Kein kritisches Wort verliert die junge Witwe über ihren Mann. «Sie berichtet von seiner Loyalität, seiner Empfindsamkeit und seinem Mut», berichtet die «New York Times». Zu seinen Seitensprüngen schweigt sie auch. Stattdessen erzählt Jacqueline Kennedy, dass der Präsident ein paar Mal in ihrer Gegenwart weinte – so nach dem Schweinebucht-Debakel, der gescheiterten Invasion Kubas 1961.
Ein gestörtes Verhältnis
Während der Kuba-Krise, in deren Verlauf es beinahe zu einem Atomkrieg mit der Sowjetunion gekommen wäre, bettelt «Jackie» ihn an, sie nicht wegzuschicken. «Ich will nur bei Dir sein, ich will mit Dir sterben, die Kinder auch – als ohne dich zu sein.»
Die Aufzeichnungen machen auch das «distanzierte und manchmal gestörte Verhältnis» Kennedys zu seinem Stellvertreter Lyndon B. Johnson deutlich, wie ABC weiter berichtet. «Er (John F. Kennedy) mochte die Idee nicht, dass Lyndon Präsident werden könnte», sagte Jacqueline Kennedy. In seinem innersten Zirkel habe es bereits früh Gespräche gegeben, wer nach dem Ende von Kennedys zweiter Amtszeit 1968 anstelle des Vizepräsidenten für die Demokraten ins Rennen um das Weiße Haus ziehen könnte. Nach der Ermordung Kennedys rückte Johnson schließlich auf den Präsidentenposten nach.
«Eine kindische Angewohnheit»
Auch einige private Details ihres Alltags erwähnt «Jackie» in dem Interview: So etwa, dass der Präsident für sein dreiviertelstündiges Nachmittagsnickerchen im Weißen Haus in seinen Schlafanzug schlüpfte. Oder dass er sich für sein Nachtgebet, das nur wenige Sekunden dauerte, am Bettrand niederkniete. «Das war ein bisschen eine kindische Angewohnheit, ein bisschen wie Zähneputzen oder so etwas», erzählt sie. «Aber ich fand es so süß. Ich habe mich darüber amüsiert.»
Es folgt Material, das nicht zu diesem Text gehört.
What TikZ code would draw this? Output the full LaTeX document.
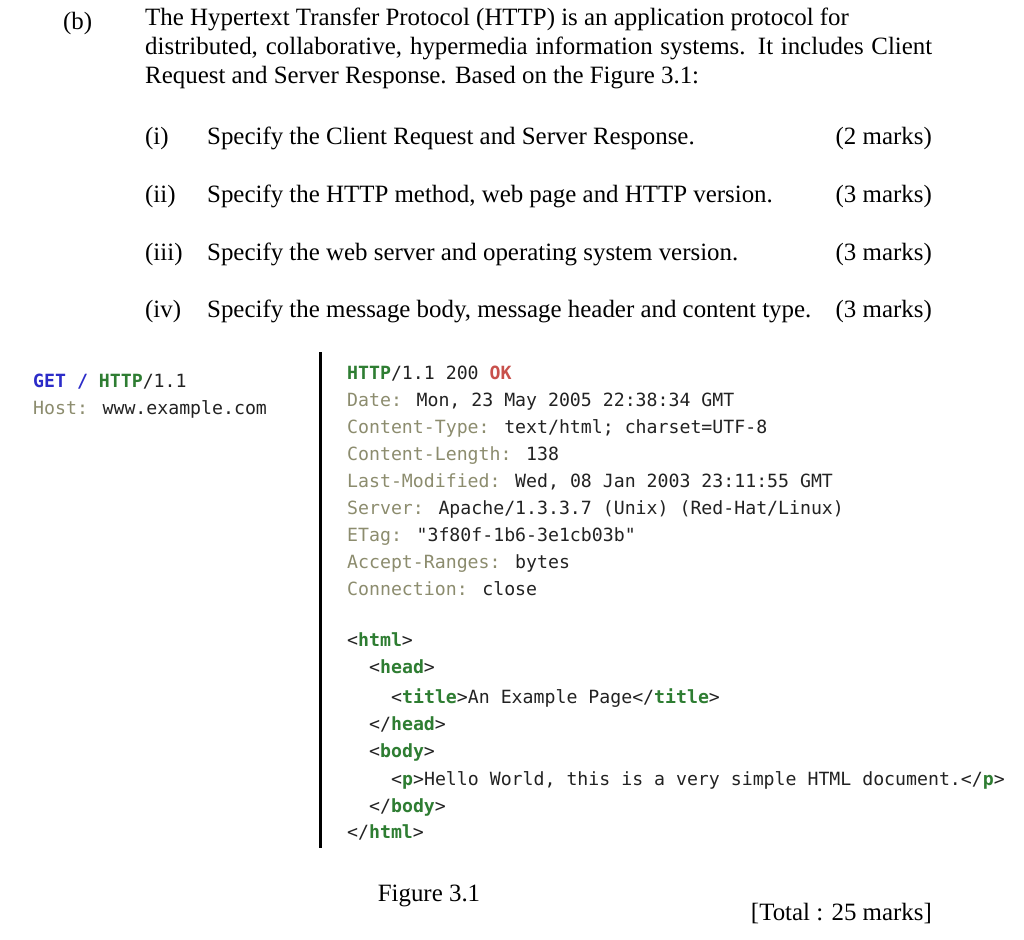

Um die Bänder gab es vor wenigen Wochen Wirbel, nachdem eine britische Boulevardzeitung gemeldet hatte, in dem Interview komme eine Affäre Kennedys mit einer 19-jährigen Praktikantin im Weißen Haus zur Sprache und «Jackie» räume zudem eigene Seitensprünge ein. Zudem äußere die Präsidentenwitwe den Verdacht, Vizepräsident Johnson habe zusammen mit reichen texanischen Geschäftsleuten hinter dem Mordkomplott gesteckt. ABC hatte den Bericht zurückgewiesen.